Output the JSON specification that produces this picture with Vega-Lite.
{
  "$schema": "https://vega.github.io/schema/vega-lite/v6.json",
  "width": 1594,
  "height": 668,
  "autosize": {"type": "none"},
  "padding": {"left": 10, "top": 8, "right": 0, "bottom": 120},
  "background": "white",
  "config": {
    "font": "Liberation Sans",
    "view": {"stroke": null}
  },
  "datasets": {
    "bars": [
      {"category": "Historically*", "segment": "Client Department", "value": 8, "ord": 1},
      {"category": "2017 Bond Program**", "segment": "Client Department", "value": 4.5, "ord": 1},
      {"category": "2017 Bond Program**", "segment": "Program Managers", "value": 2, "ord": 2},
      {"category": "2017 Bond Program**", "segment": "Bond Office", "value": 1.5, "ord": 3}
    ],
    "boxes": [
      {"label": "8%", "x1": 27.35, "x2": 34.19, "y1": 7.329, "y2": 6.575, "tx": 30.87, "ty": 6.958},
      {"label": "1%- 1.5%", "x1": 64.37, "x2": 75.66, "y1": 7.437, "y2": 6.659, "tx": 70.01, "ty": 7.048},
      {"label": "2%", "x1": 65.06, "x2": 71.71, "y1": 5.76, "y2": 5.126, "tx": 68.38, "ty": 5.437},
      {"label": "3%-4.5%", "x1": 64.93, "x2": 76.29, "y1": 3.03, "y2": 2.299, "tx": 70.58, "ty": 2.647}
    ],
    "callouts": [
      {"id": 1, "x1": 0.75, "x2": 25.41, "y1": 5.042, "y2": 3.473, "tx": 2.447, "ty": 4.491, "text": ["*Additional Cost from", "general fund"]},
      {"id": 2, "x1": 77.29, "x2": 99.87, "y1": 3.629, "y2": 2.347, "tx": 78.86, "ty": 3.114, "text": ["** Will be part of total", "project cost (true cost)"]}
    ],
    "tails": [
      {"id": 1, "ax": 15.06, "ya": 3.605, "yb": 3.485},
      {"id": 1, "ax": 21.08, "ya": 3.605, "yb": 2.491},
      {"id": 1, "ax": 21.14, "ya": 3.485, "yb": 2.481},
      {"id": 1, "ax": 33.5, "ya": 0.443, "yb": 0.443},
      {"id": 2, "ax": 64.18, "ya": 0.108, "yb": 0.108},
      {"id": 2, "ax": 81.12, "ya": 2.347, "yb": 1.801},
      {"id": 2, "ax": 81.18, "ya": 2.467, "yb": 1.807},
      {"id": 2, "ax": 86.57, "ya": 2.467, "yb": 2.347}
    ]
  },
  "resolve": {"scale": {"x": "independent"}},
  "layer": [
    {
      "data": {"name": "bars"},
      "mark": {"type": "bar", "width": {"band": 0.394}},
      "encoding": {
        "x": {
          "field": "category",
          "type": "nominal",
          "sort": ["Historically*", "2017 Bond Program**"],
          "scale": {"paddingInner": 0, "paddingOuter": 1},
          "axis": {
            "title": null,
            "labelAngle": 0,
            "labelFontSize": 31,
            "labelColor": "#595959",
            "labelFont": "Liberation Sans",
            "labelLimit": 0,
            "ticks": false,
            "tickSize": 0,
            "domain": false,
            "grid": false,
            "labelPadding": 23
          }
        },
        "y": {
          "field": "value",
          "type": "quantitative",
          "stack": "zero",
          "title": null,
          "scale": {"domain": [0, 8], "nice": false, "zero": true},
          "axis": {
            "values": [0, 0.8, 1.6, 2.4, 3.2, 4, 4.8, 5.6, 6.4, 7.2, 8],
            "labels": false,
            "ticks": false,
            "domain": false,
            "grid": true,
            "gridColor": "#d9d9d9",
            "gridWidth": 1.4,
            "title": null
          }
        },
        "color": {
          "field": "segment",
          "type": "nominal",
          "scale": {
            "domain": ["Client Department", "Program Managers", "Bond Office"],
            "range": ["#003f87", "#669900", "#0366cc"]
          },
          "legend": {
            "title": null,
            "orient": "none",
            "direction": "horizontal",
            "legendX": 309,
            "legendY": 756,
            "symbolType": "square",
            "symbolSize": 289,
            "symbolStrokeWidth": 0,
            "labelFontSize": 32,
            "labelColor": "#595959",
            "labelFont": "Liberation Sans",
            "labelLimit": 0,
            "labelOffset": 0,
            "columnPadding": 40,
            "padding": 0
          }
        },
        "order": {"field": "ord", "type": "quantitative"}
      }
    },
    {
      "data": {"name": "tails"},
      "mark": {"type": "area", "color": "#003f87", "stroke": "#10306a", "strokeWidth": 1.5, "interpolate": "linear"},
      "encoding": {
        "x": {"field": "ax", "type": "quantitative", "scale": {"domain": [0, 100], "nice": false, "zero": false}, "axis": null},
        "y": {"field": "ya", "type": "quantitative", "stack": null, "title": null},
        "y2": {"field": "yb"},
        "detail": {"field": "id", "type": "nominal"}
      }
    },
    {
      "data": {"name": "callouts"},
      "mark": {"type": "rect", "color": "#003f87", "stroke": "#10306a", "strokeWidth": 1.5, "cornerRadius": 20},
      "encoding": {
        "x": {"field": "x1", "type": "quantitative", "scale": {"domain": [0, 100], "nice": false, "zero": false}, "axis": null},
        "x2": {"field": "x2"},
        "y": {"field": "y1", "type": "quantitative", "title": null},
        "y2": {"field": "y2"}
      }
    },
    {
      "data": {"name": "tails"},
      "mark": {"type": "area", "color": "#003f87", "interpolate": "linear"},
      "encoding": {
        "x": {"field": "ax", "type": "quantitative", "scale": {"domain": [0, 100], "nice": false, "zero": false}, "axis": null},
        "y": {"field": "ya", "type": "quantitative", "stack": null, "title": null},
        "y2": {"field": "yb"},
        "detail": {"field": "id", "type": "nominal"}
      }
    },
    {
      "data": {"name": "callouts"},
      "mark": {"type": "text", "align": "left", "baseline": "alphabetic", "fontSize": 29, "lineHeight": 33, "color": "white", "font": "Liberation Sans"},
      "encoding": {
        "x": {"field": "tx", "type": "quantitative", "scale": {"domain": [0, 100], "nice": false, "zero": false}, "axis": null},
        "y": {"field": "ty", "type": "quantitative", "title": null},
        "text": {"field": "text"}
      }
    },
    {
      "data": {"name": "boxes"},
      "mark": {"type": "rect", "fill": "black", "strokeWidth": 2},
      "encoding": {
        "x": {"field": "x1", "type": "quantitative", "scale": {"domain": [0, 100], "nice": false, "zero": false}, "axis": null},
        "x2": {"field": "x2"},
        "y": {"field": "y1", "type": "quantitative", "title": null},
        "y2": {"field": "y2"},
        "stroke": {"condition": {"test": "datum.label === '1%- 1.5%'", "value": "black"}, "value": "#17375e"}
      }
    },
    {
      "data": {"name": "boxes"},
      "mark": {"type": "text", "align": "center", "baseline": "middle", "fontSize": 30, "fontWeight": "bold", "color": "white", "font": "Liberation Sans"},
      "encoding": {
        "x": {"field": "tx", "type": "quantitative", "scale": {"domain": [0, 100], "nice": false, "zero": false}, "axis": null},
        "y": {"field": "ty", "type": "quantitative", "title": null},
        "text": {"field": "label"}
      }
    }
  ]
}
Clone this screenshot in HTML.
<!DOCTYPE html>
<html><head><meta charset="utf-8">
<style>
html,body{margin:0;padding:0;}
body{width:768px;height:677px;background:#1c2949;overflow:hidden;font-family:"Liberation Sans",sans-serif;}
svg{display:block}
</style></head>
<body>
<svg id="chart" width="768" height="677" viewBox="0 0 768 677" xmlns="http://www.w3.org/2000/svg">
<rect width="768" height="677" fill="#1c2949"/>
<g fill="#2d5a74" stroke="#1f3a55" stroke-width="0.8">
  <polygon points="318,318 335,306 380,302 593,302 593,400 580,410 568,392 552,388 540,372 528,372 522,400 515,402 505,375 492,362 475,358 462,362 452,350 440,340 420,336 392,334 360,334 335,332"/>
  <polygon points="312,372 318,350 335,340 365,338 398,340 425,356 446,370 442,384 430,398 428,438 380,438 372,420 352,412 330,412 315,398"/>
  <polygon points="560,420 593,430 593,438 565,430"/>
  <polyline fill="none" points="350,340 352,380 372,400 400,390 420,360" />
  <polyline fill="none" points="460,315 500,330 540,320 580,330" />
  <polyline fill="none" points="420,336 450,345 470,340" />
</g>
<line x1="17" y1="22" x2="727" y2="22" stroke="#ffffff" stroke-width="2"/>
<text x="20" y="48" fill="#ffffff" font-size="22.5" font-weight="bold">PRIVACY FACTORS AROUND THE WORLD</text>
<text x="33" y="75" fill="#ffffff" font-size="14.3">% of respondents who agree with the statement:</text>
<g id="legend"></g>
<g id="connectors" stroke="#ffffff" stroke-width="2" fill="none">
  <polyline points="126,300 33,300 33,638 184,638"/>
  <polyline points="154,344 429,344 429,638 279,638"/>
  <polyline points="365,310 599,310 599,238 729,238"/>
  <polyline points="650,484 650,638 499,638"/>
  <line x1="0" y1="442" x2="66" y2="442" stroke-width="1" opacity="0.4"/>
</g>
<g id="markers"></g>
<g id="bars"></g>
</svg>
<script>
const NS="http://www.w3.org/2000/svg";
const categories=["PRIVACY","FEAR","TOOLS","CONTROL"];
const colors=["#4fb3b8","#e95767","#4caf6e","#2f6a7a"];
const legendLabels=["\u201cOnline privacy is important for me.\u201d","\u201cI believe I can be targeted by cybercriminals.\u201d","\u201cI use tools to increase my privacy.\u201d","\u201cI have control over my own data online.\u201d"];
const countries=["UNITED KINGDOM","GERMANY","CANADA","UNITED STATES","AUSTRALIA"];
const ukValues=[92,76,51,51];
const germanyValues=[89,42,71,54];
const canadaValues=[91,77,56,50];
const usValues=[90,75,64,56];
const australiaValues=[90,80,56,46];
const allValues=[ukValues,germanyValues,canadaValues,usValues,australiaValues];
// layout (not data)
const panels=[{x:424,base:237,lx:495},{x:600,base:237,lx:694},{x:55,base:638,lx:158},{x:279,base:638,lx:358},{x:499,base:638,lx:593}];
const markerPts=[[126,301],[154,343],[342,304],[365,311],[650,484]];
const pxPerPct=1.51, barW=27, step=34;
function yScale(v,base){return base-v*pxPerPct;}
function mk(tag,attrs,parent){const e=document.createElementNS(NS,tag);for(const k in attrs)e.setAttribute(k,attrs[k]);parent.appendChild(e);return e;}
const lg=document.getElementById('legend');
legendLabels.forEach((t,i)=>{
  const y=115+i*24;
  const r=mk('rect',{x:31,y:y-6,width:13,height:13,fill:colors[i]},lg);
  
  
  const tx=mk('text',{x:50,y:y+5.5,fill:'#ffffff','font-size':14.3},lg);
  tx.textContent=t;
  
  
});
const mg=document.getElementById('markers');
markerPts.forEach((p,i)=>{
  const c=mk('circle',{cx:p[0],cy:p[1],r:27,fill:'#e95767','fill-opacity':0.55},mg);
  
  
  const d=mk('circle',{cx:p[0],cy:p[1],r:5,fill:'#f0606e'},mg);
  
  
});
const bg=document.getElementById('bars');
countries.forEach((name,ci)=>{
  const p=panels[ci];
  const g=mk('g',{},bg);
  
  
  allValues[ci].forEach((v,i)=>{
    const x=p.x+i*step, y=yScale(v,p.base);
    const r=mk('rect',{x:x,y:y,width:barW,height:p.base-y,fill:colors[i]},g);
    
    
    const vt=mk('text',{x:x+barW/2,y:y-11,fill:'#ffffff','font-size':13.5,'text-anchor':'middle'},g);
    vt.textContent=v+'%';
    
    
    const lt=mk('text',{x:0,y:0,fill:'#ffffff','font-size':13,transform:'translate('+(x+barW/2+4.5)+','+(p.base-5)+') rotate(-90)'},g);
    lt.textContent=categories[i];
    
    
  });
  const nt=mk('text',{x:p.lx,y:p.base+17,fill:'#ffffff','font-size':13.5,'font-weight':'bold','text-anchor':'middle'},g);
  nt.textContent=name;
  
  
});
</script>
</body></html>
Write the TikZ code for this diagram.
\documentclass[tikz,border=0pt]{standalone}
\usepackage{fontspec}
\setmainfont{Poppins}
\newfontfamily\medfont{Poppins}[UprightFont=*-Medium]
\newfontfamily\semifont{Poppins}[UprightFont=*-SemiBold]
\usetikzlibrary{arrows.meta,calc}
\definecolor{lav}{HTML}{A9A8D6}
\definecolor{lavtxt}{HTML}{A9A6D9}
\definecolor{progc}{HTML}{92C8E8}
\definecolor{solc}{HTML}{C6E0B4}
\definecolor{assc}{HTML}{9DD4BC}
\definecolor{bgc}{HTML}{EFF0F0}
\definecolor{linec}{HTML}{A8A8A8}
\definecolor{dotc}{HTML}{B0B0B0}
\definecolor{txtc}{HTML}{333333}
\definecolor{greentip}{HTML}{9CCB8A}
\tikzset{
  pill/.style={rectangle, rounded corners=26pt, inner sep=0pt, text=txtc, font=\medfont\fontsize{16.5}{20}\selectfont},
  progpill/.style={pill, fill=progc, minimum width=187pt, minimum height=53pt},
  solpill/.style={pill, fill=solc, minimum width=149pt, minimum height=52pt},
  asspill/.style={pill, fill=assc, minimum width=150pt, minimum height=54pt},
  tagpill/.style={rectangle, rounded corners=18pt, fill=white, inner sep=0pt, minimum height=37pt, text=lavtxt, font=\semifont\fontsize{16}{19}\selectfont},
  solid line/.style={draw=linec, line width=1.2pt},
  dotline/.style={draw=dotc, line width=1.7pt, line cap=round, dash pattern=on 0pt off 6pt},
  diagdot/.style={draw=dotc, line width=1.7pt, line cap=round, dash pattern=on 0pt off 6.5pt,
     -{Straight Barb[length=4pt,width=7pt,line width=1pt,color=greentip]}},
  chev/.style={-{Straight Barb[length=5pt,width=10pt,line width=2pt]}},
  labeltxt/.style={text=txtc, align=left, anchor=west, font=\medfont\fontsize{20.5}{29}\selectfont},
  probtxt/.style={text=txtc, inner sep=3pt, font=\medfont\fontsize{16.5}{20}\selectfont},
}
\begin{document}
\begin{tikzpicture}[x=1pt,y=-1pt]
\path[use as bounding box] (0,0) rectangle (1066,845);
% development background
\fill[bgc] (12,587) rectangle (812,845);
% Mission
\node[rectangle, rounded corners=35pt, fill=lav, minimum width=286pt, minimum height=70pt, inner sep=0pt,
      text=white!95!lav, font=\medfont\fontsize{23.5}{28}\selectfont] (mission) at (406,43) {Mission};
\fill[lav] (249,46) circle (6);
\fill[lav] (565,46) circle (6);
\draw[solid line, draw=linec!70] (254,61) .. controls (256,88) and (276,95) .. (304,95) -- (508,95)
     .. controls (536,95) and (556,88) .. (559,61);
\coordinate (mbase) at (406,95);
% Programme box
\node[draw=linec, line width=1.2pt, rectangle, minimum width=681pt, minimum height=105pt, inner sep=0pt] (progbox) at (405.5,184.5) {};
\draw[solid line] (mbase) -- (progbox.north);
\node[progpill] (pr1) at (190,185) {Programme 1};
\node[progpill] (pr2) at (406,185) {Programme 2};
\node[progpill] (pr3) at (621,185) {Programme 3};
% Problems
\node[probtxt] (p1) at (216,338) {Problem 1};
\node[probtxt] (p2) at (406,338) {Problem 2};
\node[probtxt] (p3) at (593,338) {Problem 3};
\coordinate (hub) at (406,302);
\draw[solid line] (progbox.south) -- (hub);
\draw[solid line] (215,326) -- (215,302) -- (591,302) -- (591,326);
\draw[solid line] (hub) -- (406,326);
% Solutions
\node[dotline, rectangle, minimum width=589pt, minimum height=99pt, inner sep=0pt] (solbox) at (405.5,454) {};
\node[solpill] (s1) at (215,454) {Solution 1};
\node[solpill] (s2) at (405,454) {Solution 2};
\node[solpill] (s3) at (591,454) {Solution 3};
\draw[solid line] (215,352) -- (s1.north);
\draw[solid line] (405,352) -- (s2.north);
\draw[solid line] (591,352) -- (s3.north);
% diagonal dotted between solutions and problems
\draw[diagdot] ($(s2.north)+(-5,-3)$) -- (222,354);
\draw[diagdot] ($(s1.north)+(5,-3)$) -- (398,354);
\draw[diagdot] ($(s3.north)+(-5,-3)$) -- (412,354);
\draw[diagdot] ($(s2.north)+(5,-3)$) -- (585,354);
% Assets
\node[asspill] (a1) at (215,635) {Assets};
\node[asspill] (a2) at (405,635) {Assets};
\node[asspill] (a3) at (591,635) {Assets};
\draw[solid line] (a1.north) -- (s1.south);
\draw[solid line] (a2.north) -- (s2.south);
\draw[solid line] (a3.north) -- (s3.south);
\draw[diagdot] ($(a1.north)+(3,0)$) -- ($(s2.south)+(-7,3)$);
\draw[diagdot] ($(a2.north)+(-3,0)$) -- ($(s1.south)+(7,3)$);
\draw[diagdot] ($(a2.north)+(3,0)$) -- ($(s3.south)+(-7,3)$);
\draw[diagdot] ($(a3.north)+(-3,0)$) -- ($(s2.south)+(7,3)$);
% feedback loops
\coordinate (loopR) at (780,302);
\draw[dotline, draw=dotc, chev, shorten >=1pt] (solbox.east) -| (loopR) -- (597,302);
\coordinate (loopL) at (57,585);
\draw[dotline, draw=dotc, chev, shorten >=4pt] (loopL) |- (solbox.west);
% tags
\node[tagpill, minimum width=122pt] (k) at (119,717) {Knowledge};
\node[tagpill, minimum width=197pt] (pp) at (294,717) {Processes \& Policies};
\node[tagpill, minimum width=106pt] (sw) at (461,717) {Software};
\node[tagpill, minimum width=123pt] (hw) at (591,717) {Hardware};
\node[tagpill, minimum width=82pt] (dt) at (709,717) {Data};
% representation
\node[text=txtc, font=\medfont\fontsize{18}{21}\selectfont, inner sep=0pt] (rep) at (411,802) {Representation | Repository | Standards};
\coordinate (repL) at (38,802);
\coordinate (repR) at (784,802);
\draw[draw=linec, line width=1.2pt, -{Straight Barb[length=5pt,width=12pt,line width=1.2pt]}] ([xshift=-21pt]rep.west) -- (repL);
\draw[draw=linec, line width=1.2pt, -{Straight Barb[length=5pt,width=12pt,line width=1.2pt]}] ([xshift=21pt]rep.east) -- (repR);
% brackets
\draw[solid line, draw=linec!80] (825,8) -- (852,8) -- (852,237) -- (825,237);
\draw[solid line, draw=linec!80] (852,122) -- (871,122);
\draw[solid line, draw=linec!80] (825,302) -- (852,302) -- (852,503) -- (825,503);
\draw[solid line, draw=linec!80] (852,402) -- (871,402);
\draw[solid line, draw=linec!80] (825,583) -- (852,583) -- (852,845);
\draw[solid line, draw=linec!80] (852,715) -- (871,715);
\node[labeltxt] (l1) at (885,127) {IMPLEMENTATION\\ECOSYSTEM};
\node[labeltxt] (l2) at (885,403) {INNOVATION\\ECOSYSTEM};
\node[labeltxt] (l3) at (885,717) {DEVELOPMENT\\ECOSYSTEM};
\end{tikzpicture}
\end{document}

+ + + + + + +

__Task prompt__
Select from the material above each line in which the string "with" appears, and list those lines.

__Answer to this problem__
Output the JSON specification that produces this picture with Vega-Lite.
<text x="33" y="75" fill="#ffffff" font-size="14.3">% of respondents who agree with the statement:</text>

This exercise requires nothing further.